The workshop was conducted in partnership with the with the Center for Marine Research at the University of Havana.
“The program was designed to bring together future leaders in marine science and policy to work on a professional project, gain experience and develop relationships that will extend into their careers,” said HRI Endowed Chair for Marine Policy and Law Dr. Richard McLaughlin.
The students, who come from a variety of research backgrounds — from biology to anthropology to civic planning — convened to begin the process of developing a report card to help community stakeholders better understand the health of their ecosystem after the disaster. Previous SWIMM participants worked in the park during their workshop in July 2017, two months before Hurricane Irma struck the island in early September and devastated Caguanes National Park and La Picadora, the model agro-tourism community that hosted them.
“It was a Category 5 storm that transitioned to Category 4 right as it was passing over, and just decimated the area,” said Dr. Mark Besonen, HRI Associate Research Scientist and workshop organizer. “We decided to return to look at the environmental recovery of the area after the hurricane through the development of this environmental report card.”
Students engaged with stakeholders in local communities, agriculture, fishing and park employees to develop preliminary indicators for the report card — quantifiable factors like plant and animal species of interest, water quality, coastline impacts and commercial and recreational fisheries that can be monitored to determine ecosystem health. They then presented their findings at the MarCuba 2018 conference in Havana and will continue working with park officials on long-term monitoring strategies.
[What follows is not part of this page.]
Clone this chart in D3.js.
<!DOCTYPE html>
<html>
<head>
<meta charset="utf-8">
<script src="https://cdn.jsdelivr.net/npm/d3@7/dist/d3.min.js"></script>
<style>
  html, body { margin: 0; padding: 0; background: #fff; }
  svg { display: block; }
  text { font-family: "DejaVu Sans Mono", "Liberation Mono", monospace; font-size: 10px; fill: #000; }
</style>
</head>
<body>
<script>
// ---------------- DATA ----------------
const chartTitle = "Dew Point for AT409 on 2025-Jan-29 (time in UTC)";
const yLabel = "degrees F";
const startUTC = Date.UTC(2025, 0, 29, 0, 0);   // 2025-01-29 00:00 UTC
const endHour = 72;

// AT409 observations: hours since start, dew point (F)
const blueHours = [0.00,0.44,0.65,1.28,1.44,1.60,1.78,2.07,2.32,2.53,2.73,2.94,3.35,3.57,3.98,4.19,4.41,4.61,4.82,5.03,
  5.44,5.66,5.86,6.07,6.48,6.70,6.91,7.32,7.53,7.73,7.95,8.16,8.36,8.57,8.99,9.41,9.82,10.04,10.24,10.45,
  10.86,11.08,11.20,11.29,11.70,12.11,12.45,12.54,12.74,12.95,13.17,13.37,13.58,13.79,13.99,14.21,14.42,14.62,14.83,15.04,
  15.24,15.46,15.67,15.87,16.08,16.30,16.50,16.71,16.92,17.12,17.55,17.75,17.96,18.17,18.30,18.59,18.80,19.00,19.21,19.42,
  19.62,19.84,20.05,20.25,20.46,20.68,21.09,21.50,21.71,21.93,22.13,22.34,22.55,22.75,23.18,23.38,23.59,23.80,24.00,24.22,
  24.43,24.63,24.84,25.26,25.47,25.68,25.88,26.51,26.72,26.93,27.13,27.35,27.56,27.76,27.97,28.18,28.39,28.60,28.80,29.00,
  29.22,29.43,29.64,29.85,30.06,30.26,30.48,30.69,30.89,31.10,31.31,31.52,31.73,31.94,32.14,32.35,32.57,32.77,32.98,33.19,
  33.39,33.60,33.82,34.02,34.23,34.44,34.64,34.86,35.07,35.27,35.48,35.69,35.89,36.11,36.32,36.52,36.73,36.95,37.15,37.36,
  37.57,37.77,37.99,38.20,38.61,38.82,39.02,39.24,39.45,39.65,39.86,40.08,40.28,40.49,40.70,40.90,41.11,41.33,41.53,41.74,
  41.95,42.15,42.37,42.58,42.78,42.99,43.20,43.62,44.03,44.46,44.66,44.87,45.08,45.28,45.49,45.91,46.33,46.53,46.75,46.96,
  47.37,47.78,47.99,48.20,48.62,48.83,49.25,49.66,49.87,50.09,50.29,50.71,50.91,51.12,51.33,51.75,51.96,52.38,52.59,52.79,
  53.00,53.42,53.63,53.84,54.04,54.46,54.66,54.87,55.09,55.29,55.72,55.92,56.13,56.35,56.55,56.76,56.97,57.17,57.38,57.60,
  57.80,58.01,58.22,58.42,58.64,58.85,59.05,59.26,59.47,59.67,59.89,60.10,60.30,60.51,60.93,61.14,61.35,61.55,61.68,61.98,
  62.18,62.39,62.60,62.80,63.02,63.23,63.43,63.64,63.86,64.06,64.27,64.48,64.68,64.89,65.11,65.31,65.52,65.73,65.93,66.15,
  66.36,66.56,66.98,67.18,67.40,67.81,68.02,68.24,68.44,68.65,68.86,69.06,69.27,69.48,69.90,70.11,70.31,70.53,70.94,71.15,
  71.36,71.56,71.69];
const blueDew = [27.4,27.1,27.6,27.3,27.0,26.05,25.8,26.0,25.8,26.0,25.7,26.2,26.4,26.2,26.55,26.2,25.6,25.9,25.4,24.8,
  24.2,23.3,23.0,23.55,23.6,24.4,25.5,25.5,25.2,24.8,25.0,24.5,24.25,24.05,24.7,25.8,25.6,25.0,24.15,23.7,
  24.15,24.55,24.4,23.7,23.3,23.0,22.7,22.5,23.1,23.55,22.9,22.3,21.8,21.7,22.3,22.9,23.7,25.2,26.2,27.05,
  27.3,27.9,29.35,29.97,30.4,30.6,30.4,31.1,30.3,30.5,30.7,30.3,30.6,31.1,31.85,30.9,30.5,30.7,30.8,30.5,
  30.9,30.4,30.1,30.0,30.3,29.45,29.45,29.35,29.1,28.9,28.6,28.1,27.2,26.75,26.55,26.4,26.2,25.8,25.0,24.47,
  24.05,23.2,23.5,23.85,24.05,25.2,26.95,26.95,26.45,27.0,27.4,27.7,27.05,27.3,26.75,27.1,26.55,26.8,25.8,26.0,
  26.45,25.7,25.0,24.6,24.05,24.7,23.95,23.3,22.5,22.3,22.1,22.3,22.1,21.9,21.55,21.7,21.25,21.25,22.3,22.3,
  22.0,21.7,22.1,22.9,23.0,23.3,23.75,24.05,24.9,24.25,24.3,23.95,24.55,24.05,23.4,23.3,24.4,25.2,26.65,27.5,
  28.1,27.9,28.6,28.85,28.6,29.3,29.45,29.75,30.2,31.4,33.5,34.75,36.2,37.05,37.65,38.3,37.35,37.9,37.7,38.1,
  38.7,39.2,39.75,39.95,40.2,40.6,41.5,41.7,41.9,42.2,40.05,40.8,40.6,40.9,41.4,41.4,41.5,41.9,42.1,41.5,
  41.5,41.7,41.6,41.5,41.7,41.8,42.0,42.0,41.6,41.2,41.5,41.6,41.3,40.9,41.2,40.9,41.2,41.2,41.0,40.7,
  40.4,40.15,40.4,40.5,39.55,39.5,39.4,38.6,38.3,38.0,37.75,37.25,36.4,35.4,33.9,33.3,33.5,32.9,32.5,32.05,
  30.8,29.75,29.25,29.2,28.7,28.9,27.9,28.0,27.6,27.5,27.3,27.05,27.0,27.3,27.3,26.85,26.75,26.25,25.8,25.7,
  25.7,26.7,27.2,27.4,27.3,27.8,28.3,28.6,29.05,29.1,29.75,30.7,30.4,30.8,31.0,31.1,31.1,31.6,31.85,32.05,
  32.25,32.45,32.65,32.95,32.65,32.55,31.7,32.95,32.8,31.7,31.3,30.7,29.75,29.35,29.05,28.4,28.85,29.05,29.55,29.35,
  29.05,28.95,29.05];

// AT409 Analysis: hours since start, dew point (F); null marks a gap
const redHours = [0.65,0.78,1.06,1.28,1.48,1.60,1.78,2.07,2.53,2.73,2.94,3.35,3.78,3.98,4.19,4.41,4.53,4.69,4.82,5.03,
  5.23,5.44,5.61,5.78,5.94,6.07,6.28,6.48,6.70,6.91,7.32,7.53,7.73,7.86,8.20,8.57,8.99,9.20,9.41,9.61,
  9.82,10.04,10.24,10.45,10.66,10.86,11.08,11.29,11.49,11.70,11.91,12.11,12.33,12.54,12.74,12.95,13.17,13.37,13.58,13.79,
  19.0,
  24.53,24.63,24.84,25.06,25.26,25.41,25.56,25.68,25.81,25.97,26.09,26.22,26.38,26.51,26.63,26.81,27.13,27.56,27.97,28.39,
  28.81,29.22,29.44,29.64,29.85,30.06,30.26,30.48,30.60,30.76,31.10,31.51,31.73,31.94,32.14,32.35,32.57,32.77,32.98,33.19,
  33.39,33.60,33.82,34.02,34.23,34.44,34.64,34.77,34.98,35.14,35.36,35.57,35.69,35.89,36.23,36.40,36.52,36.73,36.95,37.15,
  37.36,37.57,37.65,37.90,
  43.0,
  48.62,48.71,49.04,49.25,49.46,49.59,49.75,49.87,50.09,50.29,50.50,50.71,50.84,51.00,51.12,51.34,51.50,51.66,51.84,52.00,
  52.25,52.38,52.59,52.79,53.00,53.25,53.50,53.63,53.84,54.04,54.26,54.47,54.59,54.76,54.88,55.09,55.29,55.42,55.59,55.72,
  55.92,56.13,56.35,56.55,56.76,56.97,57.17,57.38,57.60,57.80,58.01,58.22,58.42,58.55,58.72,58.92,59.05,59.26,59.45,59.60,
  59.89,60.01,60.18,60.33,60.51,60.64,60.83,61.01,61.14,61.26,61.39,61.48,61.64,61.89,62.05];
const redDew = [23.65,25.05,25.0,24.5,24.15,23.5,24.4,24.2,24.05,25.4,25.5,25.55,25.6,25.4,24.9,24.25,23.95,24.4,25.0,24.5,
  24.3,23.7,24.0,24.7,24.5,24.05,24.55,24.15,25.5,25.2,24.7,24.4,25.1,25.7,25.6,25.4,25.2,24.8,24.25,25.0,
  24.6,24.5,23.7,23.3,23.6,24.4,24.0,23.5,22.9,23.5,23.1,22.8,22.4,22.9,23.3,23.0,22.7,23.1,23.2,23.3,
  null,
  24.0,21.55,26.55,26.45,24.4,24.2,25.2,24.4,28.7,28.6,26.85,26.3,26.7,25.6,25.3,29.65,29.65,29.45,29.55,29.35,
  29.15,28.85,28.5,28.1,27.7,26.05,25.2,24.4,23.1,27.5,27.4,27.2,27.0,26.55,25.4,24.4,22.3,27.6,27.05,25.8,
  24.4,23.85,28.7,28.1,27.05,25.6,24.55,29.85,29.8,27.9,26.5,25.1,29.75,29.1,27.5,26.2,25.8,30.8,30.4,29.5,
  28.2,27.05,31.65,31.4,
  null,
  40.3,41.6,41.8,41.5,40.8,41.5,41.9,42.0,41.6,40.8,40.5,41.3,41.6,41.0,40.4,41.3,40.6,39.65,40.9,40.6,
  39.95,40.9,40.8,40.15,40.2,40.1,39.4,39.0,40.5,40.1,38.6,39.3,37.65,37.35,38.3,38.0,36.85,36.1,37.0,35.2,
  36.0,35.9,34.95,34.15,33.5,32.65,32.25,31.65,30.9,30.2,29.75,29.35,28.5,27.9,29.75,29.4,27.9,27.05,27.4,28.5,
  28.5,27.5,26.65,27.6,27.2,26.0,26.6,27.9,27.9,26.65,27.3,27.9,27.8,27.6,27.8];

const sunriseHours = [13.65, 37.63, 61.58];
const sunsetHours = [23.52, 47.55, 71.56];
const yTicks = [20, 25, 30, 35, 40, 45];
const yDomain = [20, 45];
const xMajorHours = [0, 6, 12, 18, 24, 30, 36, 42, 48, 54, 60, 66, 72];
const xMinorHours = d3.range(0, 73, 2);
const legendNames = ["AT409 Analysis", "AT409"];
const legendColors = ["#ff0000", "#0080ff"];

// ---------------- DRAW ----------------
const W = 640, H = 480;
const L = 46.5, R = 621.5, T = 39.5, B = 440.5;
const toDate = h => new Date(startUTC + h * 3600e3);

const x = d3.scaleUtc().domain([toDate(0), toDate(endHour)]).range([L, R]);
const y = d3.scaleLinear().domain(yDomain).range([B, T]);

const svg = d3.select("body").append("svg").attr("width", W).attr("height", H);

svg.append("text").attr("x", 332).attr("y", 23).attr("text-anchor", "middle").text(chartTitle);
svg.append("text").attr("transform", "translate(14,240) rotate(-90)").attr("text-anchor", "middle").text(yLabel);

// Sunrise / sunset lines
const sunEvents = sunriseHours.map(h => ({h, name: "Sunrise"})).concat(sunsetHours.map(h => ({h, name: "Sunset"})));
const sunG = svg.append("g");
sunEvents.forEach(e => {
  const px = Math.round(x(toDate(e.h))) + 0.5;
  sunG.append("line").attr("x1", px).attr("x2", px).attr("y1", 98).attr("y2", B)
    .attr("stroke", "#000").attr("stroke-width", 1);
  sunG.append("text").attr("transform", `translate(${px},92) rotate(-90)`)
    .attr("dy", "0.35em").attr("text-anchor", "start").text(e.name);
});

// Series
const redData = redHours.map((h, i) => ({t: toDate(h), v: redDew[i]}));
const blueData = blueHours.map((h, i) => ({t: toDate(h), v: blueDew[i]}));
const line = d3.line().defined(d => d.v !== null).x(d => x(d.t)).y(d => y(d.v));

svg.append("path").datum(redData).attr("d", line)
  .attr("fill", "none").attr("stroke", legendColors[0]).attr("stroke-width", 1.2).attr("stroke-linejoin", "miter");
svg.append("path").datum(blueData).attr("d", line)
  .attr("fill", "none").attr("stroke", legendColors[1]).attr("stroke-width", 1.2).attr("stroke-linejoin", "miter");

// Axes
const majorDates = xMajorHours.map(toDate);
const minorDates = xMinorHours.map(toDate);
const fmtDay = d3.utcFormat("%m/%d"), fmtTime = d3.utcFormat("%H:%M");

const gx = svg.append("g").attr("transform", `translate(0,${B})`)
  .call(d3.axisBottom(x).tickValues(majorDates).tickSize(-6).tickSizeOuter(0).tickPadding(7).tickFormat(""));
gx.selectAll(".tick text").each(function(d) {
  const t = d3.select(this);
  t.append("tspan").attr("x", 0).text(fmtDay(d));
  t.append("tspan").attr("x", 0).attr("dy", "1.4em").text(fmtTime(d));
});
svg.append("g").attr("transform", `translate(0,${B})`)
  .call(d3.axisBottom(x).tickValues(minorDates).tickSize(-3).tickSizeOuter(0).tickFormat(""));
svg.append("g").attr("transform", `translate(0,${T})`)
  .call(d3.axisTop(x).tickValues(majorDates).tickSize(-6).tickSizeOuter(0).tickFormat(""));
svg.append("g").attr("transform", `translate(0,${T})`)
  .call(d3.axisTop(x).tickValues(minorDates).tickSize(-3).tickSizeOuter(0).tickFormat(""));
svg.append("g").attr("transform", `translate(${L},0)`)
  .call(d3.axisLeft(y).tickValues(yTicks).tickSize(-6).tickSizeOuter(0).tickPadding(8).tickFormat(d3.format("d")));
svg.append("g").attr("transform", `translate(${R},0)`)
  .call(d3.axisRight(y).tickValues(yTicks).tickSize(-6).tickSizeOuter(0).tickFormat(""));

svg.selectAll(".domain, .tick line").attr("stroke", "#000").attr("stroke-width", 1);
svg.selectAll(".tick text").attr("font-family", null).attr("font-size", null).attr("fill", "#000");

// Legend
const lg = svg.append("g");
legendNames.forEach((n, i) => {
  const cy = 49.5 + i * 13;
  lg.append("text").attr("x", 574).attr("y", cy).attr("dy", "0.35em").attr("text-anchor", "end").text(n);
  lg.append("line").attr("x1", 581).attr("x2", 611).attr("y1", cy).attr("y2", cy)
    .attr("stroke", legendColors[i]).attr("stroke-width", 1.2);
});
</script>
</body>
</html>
Research products like the report card help communities to better monitor and understand the health of their environment by tracking it over time with results that are easy for many community stakeholders to understand.
Graduate students from Cuba, Mexico, and the US have traditionally found it very difficult to study in other Gulf nations’ universities, facing obstacles that range from political and economic restrictions to visa policies. One of HRI’s missions is to support international Gulf research by cultivating collaboration and partnerships through workshops like SWIMM, reaching students while they’re still in the process of developing their own career path and networks.
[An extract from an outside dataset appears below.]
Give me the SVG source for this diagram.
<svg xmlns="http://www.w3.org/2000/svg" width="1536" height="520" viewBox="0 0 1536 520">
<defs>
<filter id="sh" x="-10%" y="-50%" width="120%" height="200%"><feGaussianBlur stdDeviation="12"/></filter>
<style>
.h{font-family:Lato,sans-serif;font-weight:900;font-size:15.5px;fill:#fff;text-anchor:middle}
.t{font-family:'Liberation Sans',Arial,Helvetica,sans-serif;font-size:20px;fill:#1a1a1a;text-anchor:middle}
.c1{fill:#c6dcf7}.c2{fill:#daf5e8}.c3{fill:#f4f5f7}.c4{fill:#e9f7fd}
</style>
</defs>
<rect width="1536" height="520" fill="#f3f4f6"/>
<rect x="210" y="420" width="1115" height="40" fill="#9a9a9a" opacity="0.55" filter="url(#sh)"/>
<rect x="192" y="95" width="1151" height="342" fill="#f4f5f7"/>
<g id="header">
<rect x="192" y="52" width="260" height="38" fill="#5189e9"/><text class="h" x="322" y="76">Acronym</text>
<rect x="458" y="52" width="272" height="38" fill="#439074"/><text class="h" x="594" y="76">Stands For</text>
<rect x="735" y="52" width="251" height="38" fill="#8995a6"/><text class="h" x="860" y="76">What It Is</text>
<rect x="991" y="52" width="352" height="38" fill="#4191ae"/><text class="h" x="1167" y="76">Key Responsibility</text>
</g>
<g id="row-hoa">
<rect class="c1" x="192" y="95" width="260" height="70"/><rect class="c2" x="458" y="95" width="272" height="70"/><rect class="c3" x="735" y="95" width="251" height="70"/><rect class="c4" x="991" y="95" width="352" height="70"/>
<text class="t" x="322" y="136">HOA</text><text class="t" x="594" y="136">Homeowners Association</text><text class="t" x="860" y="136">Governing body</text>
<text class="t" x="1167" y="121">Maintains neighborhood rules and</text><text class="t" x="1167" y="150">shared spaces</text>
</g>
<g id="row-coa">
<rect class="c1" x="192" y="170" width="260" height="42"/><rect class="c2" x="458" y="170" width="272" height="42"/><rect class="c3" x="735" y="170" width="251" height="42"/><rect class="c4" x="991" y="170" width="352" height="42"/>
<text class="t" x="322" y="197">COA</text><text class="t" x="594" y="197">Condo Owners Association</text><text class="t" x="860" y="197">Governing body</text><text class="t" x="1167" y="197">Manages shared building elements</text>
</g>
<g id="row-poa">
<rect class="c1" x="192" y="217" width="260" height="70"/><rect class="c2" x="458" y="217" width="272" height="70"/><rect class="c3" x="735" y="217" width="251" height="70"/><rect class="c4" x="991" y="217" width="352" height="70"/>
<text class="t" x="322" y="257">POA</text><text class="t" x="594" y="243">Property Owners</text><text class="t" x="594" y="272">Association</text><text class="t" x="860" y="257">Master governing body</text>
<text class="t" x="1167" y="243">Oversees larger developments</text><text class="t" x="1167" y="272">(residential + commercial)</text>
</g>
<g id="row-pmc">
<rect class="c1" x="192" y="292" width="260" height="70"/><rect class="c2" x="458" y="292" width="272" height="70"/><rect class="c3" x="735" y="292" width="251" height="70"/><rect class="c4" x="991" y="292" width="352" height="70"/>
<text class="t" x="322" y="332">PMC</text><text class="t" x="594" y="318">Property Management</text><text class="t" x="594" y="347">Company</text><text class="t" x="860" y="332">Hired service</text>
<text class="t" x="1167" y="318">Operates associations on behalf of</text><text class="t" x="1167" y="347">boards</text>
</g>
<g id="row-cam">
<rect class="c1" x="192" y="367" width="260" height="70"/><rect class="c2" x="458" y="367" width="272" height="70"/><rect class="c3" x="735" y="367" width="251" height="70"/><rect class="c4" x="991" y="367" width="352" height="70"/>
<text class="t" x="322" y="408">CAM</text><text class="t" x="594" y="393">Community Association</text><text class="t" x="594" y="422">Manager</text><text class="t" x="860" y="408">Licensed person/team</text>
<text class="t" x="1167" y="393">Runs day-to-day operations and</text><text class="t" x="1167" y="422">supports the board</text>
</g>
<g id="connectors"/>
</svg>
“It’s definitely a unique experience that I haven’t found in other workshops or internships,” said Diana Del Angel, a doctoral student in HRI’s socioeconomics group who participated in the workshop. “You learn a lot about better understanding and navigating everything from cultural differences to linguistic styles. Even on coastal management topics there are some issues we all have in common, and some we deal with very differently. It teaches perspective.”
An example of international exchange: Del Angel celebrated her birthday while at the SWIMM workshop and fellow students serenaded her three times with a song from each of the participating nations.
“Living together for a week and working on a very intense project like this — the barriers start to fall away,” Del Angel said.
SWIMM was created in 2010 by HRI and supported through the Furgason Fellowship fund as a series of workshops focused on encouraging international collaboration on priority coastal and marine management issues in the Gulf of Mexico by bringing together graduate students for peer-to-peer exchanges, shared learning, and intensive interactions with scientists, managers, and practitioners. In 2018, SWIMM received funding from the National Academies of Sciences, Engineering and Medicine’s Gulf Research Program to host additional SWIMM workshops through 2023.